Na mira das autoridades, os mesmos cidadãos considerados de segunda classe. O índice de negros mortos em decorrência de ações policiais a cada 100 mil habitantes em São Paulo é quase três vezes o registrado para a população branca. A taxa de prisões em flagrante de negros é duas vezes e meia a verificada para os brancos.

Assustados, desconfiando uns dos outros, habitamos o país do “auto de resistência à prisão”. É o roteiro da morte de um dentista negro, em 2004. Foi assassinado por policiais que o tomaram por ladrão. Plantaram ao lado do corpo uma pistola, a fim de imputar à vítima o crime e destruir-lhe a reputação.

Em outros tantos casos, a imperícia e a pressa dos homens da lei se casa com a incompetência e a negligência dos homens da notícia.

Assim, os poderes cruzados da lupa e do microfone arrasaram a vida de Icushiro Shimada e dos outros trabalhadores da Escola Base, injustamente acusados de abusar sexualmente dos estudantes que educavam.

E ainda fizeram picado da reputação da mulher equivocadamente acusada de matar a filha pela mistura de cocaína ao leite da mamadeira. Trata-se da mesma imprensa poderosa, formadora de opiniões, que cuspiu na imagem do administrador e político Luiz Gushiken, mas que foi incapaz de declarar com a mesma ênfase sua completa inocência.

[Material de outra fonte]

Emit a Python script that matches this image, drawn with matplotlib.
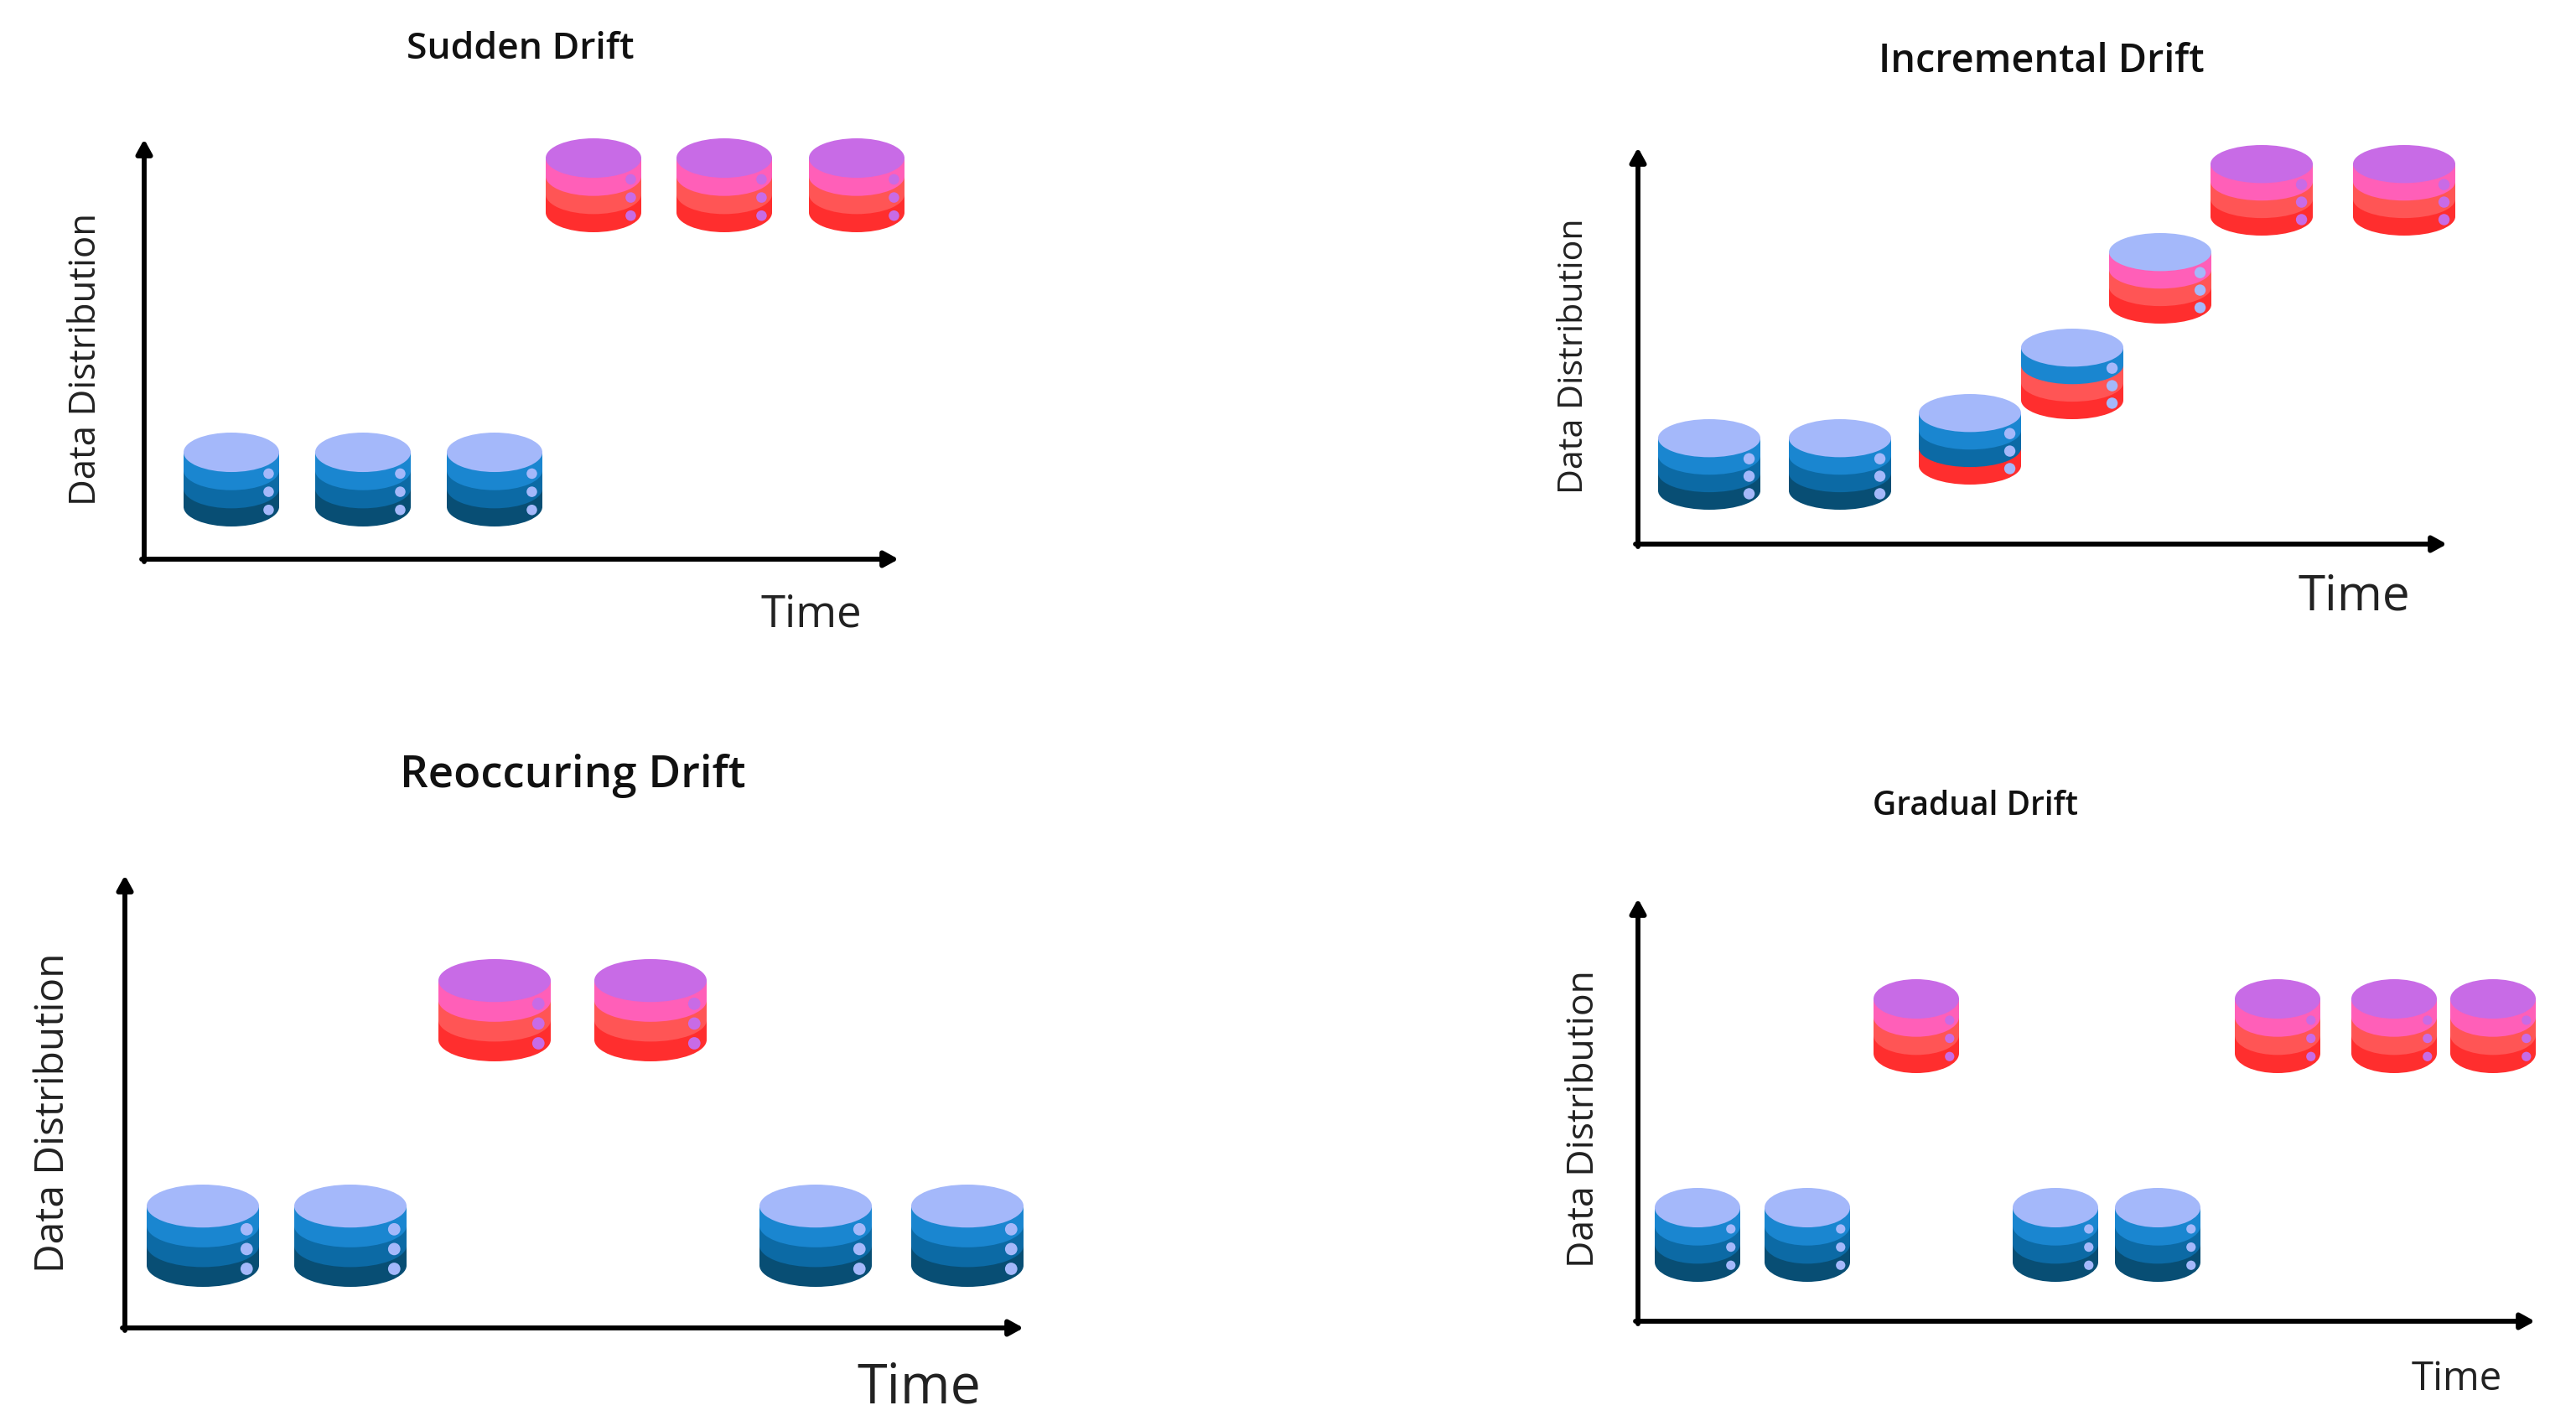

A Pavilhão 9 nasceu de uma necessidade e de um gesto solidário: mitigar os horrores do cotidiano prisional no Brasil. Ao contrário do que propaga a “bancada da bala” e seus próceres fascistas, este não é o país da impunidade. Pelo menos, não é para os homens e mulheres das classes subalternas.

Constituiu-se aqui a terceira maior população carcerária do mundo. No censo do Conselho Nacional de Justiça, do ano passado, já eram 563.526 pessoas detidas. Somados aqueles em prisão domiciliar, temos 711.463 cidadãos privados de liberdade.

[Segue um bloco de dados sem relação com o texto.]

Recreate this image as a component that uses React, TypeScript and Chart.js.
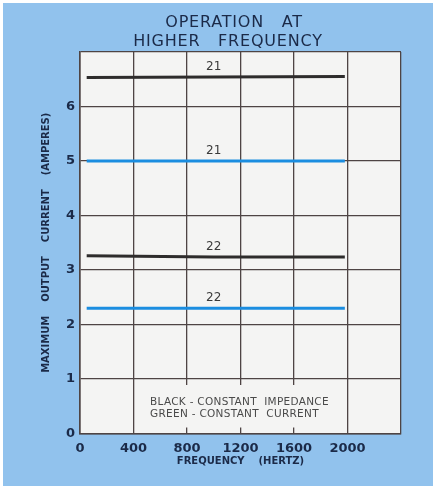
import React, { useEffect, useRef } from "react";
import { Chart, registerables } from "chart.js";

Chart.register(...registerables);

const TITLE_LINES = ["OPERATION   AT", "HIGHER   FREQUENCY"];
const X_TITLE = "FREQUENCY    (HERTZ)";
const Y_TITLE = "MAXIMUM    OUTPUT    CURRENT    (AMPERES)";
const NOTE_LINES = ["BLACK - CONSTANT  IMPEDANCE", "GREEN - CONSTANT  CURRENT"];

const FREQ = [50, 1000, 1980];
const BLACK_21 = [6.53, 6.54, 6.55];
const GREEN_21 = [5.0, 5.0, 5.0];
const BLACK_22 = [3.26, 3.24, 3.24];
const GREEN_22 = [2.3, 2.3, 2.3];
const SERIES_NAMES = ["21", "21", "22", "22"];
const LABEL_X = 1000;

const X_MIN = 0;
const X_MAX = 2400;
const X_STEP = 400;
const X_LAST_LABEL = 2000;
const Y_MIN = 0;
const Y_MAX = 7;
const Y_LAST_LABEL = 6;

const BG_BLUE = "#91c2ed";
const PLOT_BG = "#f4f4f3";
const GRID = "#4e4444";
const INK = "#1b2a48";
const BLACK_LINE = "#2e2c2c";
const GREEN_LINE = "#1b8de0";

const decorPlugin = {
  id: "decor",
  beforeDraw(chart: any) {
    const { ctx, chartArea } = chart;
    ctx.save();
    ctx.fillStyle = "#ffffff";
    ctx.fillRect(0, 0, chart.width, chart.height);
    ctx.fillStyle = BG_BLUE;
    ctx.fillRect(3, 3, chart.width - 7, chart.height - 3);
    ctx.fillStyle = PLOT_BG;
    ctx.fillRect(chartArea.left, chartArea.top, chartArea.right - chartArea.left, chartArea.bottom - chartArea.top);
    ctx.restore();
  },
  beforeDatasetsDraw(chart: any) {
    const { ctx } = chart;
    const xs = chart.scales.x;
    const ys = chart.scales.y;
    ctx.save();
    // note box
    const left = xs.getPixelForValue(400) + 1.5;
    const right = xs.getPixelForValue(2000) - 1.5;
    const top = ys.getPixelForValue(1) + 6;
    const bottom = ys.getPixelForValue(0) - 6;
    ctx.fillStyle = PLOT_BG;
    ctx.fillRect(left, top, right - left, bottom - top);
    ctx.fillStyle = "#4a4a4a";
    ctx.font = "10.5px 'DejaVu Sans'";
    (ctx as any).letterSpacing = "0.3px";
    ctx.textBaseline = "middle";
    ctx.textAlign = "left";
    ctx.fillText(NOTE_LINES[0], left + 15, top + 17.5);
    ctx.fillText(NOTE_LINES[1], left + 15, top + 29);
    (ctx as any).letterSpacing = "0px";
    // series labels
    ctx.font = "12px 'DejaVu Sans'";
    ctx.textAlign = "center";
    ctx.fillStyle = "#3a3a3a";
    chart.data.datasets.forEach((ds: any, i: number) => {
      const idx = FREQ.indexOf(LABEL_X);
      const v = ds.data[idx].y;
      ctx.fillText(SERIES_NAMES[i], xs.getPixelForValue(LABEL_X), ys.getPixelForValue(v) - 10.5);
    });
    ctx.restore();
  },
  afterDraw(chart: any) {
    const { ctx } = chart;
    ctx.save();
    ctx.fillStyle = INK;
    ctx.font = "16px 'DejaVu Sans'";
    (ctx as any).letterSpacing = "0.8px";
    ctx.textAlign = "center";
    ctx.textBaseline = "middle";
    ctx.fillText(TITLE_LINES[0], 234, 23);
    ctx.fillText(TITLE_LINES[1], 228, 42);
    ctx.restore();
  },
};

const mk = (vals: number[]) => FREQ.map((f, i) => ({ x: f, y: vals[i] }));

export default function App() {
  const ref = useRef<HTMLCanvasElement>(null);
  useEffect(() => {
    document.body.style.margin = "0";
    const chart = new Chart(ref.current!, {
      type: "line",
      data: {
        datasets: [
          { data: mk(BLACK_21), borderColor: BLACK_LINE },
          { data: mk(GREEN_21), borderColor: GREEN_LINE },
          { data: mk(BLACK_22), borderColor: BLACK_LINE },
          { data: mk(GREEN_22), borderColor: GREEN_LINE },
        ].map((d) => ({ ...d, borderWidth: 3, pointRadius: 0, tension: 0, fill: false })),
      },
      options: {
        animation: false,
        responsive: false,
        layout: { padding: { left: 0, right: 36, top: 52, bottom: 0 } },
        plugins: { legend: { display: false }, tooltip: { enabled: false }, title: { display: false } },
        scales: {
          x: {
            type: "linear",
            min: X_MIN,
            max: X_MAX,
            afterFit: (s: any) => { s.height = 52.5; },
            ticks: {
              stepSize: X_STEP,
              padding: 7,
              maxRotation: 0,
              color: INK,
              font: { family: "'DejaVu Sans'", size: 13, weight: "bold" },
              callback: (v: any) => (v <= X_LAST_LABEL ? String(v) : ""),
            },
            grid: { color: GRID, lineWidth: 1.3, drawTicks: false },
            border: { color: GRID, width: 1.6 },
            title: {
              display: true,
              text: X_TITLE,
              color: INK,
              font: { family: "'DejaVu Sans'", size: 10, weight: "bold" },
              padding: { top: 0, bottom: 19 },
            },
          },
          y: {
            min: Y_MIN,
            max: Y_MAX,
            afterFit: (s: any) => { s.width = 80; },
            ticks: {
              stepSize: 1,
              padding: 5,
              color: INK,
              font: { family: "'DejaVu Sans'", size: 13, weight: "bold" },
              callback: (v: any) => (v <= Y_LAST_LABEL ? String(v) : ""),
            },
            grid: { color: GRID, lineWidth: 1.3, drawTicks: false },
            border: { color: GRID, width: 1.6 },
            title: {
              display: true,
              text: Y_TITLE,
              color: INK,
              font: { family: "'DejaVu Sans'", size: 10, weight: "bold" },
              padding: { top: 40, bottom: 0 },
            },
          },
        },
      },
      plugins: [decorPlugin],
    } as any);
    return () => chart.destroy();
  }, []);
  return (
    <div style={{ width: 437, height: 486 }}>
      <canvas ref={ref} width={437} height={486} />
    </div>
  );
}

Se contarmos o número de mandados de prisão em aberto, de acordo com o Banco Nacional de Mandados de Prisão – 373.991 –, a nossa população prisional salta para 1,089 milhão de pessoas.

Na verdade, há somente 310 mil vagas no sistema prisional brasileiro. Os detidos vivem amontoados, em péssimas condições. Não há ambiente propício a correção e regeneração. Em 2013, foram cometidos 218 homicídios nas cadeias brasileiras. Não se passam dois dias sem um assassinato.

Entre 1994 e 2009, o número de presídios no país mais que triplicou, passando de 511 para 1.806, de acordo com o Departamento Penitenciário Nacional, mas não foi o suficiente para abrigar todos os condenados, já que, nos últimos 23 anos, a população carcerária do país cresceu 511%.

Dos presos brasileiros, somente 12% foram condenados por crimes letais. Dois terços da população carcerária caíram atrás das grades acusados de traficar drogas ou cometer crimes contra o patrimônio. Nos centros penitenciários, esses jovens transgressores convertem-se em alunos preferenciais e compulsórios das organizações criminosas. Serão muitos outros se aprovada for a redução da maioridade penal.

O Derby do Paulistão já terminou. O Time do Povo foi derrotado nos pênaltis. O atleta Elias saiu de campo aos prantos. Agora, esvazia-se rapidamente o estádio erguido em Itaquera. Anoitece de uma vez, precipita-se a garoa fina que define São Paulo.

Nos degraus da Norte, as faixas foram recolhidas. De repente, não há nada nem ninguém. Entretanto, ali no flanco direito, n’algum trecho da ladeira de concreto, os silenciados ainda reclamam desesperados, exigem justiças possíveis, lamentam o destino ceifado, choram a sentença dos jornais.